Matthew has a good point. I suggest we talk about this as input to the organization of the website.
My POV: We could organize the site around the needs of individuals rather than around the technology of squeak. It's not about forks, but around the needs of groups of individuals: as Matthew mentions: office (he says presentations), fun, learning, development, etc. It wouldn't matter if the Squeak community goes the way of forks or not. The site would serve each individual's needs better because it addresses what they are searching for - no matter how it's presented to them: be it forks, packages, helpful notes, whatever.
On Wed, Jul 9, 2008 at 1:11 AM, Matthew Fulmer tapplek@gmail.com wrote:
On Wed, Jul 09, 2008 at 09:51:01AM +0200, Klaus D. Witzel wrote:
If you promise to not take it personal: this is a question I often hear in the marketing department: why do people click the old stuff when their answers in the survey clearly point to the new stuff. Response from the WWW guy: these are most likely different (sub-)communities and we have no technical tools for relating individual downloaders with individual survey participants. Have a tool?

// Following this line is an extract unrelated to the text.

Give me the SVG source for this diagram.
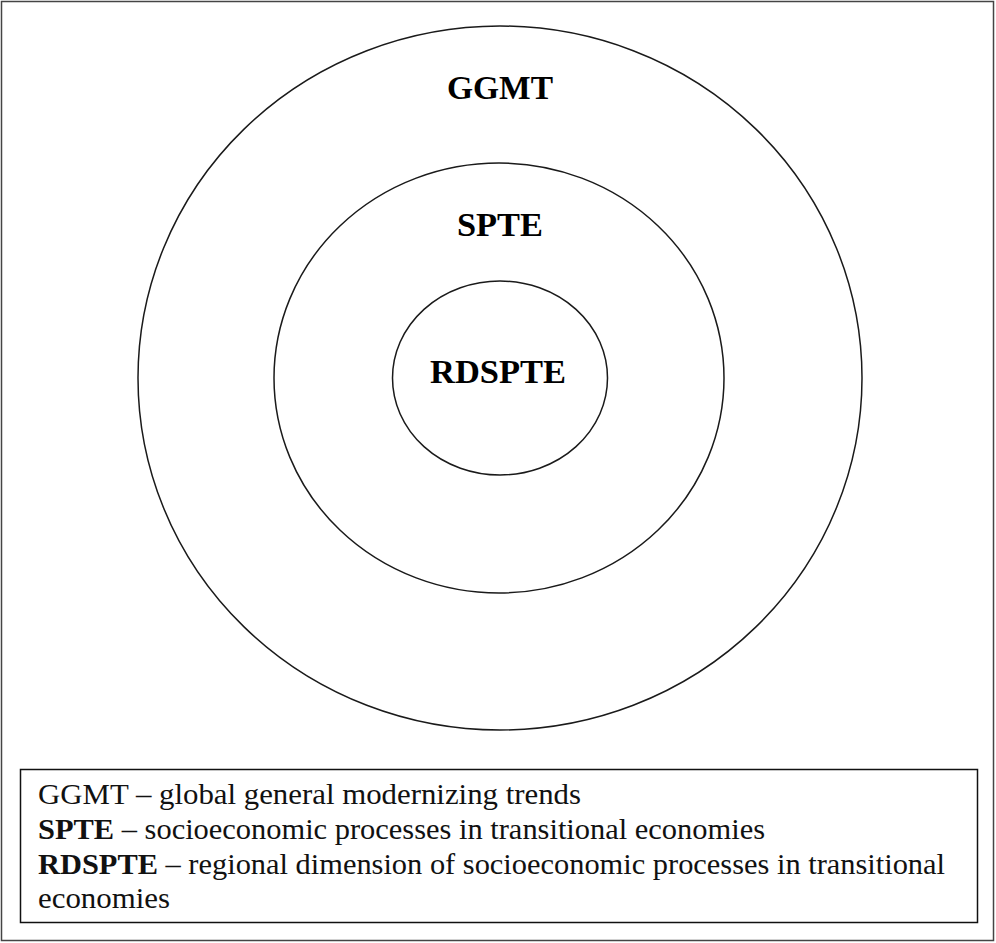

This is very true. This community is trying to go many different directions at once, but instead of give each subgroup a vehicle to go further faster, we put them in one huge room (squeak.org). This is why I think forks are very important for the community: give each subgroup the perfect tool for their task. Want a lean mean seaside developing machine? Pharo is the fork for you. Need to have a great experience building presentations with squeak? use etoys. Need to get a package as widely distributed as possible? LPF can help with that. Wanna just see what's available? FunSqueak is what you want.
That mostly leaves squeak.org with blue-plane researchers, who mostly need a kernel image that they can build anything on.

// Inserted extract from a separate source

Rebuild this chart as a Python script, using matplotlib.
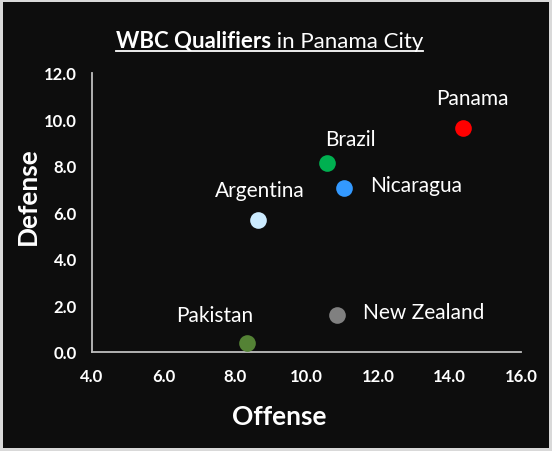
import matplotlib
matplotlib.use("Agg")
import matplotlib.pyplot as plt
from matplotlib.lines import Line2D

teams = ["Panama", "Brazil", "Nicaragua", "Argentina", "Pakistan", "New Zealand"]
offense = [14.37, 10.58, 11.06, 8.65, 8.34, 10.86]
defense = [9.62, 8.11, 7.03, 5.66, 0.35, 1.59]
colors = ["#FF0000", "#00B050", "#3399FF", "#CCEBFF", "#548235", "#808080"]
# label offsets in pixels (dx, dy) and alignment
label_offsets = [(10, 30, "center"), (23, 24, "center"), (26, 3, "left"),
                 (2, 30, "center"), (-32, 28, "center"), (26, 3, "left")]
x_ticks = [4.0, 6.0, 8.0, 10.0, 12.0, 14.0, 16.0]
y_ticks = [0.0, 2.0, 4.0, 6.0, 8.0, 10.0, 12.0]

FONT = "Lato"
BG = "#0D0D0D"
W, H = 552, 452

fig = plt.figure(figsize=(W / 100, H / 100), dpi=100)
fig.patch.set_facecolor(BG)
fig.patch.set_edgecolor("#D9D9D9")
fig.patch.set_linewidth(3)

ax = fig.add_axes([92 / W, 1 - 352.5 / H, (521 - 92) / W, (352.5 - 74) / H])
ax.set_facecolor(BG)
ax.set_xlim(x_ticks[0], x_ticks[-1])
ax.set_ylim(y_ticks[0], y_ticks[-1])
for s in ["top", "right"]:
    ax.spines[s].set_visible(False)
for s in ["left", "bottom"]:
    ax.spines[s].set_color("#BFBFBF")
    ax.spines[s].set_linewidth(1.3)

ax.set_xticks(x_ticks)
ax.set_yticks(y_ticks)
ax.set_xticklabels([f"{v:.1f}" for v in x_ticks], fontfamily=FONT, fontweight="bold",
                   fontsize=12, color="white")
ax.set_yticklabels([f"{v:.1f}" for v in y_ticks], fontfamily=FONT, fontweight="bold",
                   fontsize=12, color="white")
ax.tick_params(axis="x", length=0, pad=12)
ax.tick_params(axis="y", length=0, pad=11)

for t, x, y, c, (dx, dy, ha) in zip(teams, offense, defense, colors, label_offsets):
    ax.plot([x], [y], marker="o", markersize=12, color=c, markeredgewidth=0,
            linestyle="none", clip_on=False, zorder=3)
    ax.annotate(t, (x, y), xytext=(dx, dy), textcoords="offset pixels",
                ha=ha, va="center", fontfamily=FONT, fontsize=15, color="white")

fig.text(279.5 / W, 27 / H, "Offense", ha="center", va="baseline", fontfamily=FONT,
         fontweight="bold", fontsize=19, color="white")
fig.text(27.5 / W, 1 - 196.5 / H, "Defense", ha="center", va="center", rotation=90,
         fontfamily=FONT, fontweight="bold", fontsize=19, color="white")

# Title: bold part + regular part, underlined
renderer = fig.canvas.get_renderer()
tb = fig.text(0, 0, "WBC Qualifiers", fontfamily=FONT, fontweight="bold",
              fontsize=16, color="white", va="baseline", ha="left")
tr = fig.text(0, 0, " in Panama City", fontfamily=FONT, fontsize=16,
              color="white", va="baseline", ha="left")
wb = tb.get_window_extent(renderer).width
wr = tr.get_window_extent(renderer).width
total = wb + wr
cx = 269.5
x0 = cx - total / 2
base_y = H - 48.3
tb.set_position((x0 / W, base_y / H))
tr.set_position(((x0 + wb) / W, base_y / H))
ul_y = (H - 52) / H
fig.add_artist(Line2D([x0 / W, (x0 + total) / W], [ul_y, ul_y], color="white",
                      linewidth=1.3, transform=fig.transFigure))

fig.savefig("out.png", dpi=100, facecolor=BG, edgecolor="#D9D9D9")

Identifying sub-communities and giving them an optimized squeak for their needs will help us stop bickering about what should or should not be in the squeak.org release, because, really, there is no image that will satisfy everybody. However, there are only a dozen or so sub-communities striving to emerge, and each will be quite happy with one or two images with the average of what the members of that subcommunity want.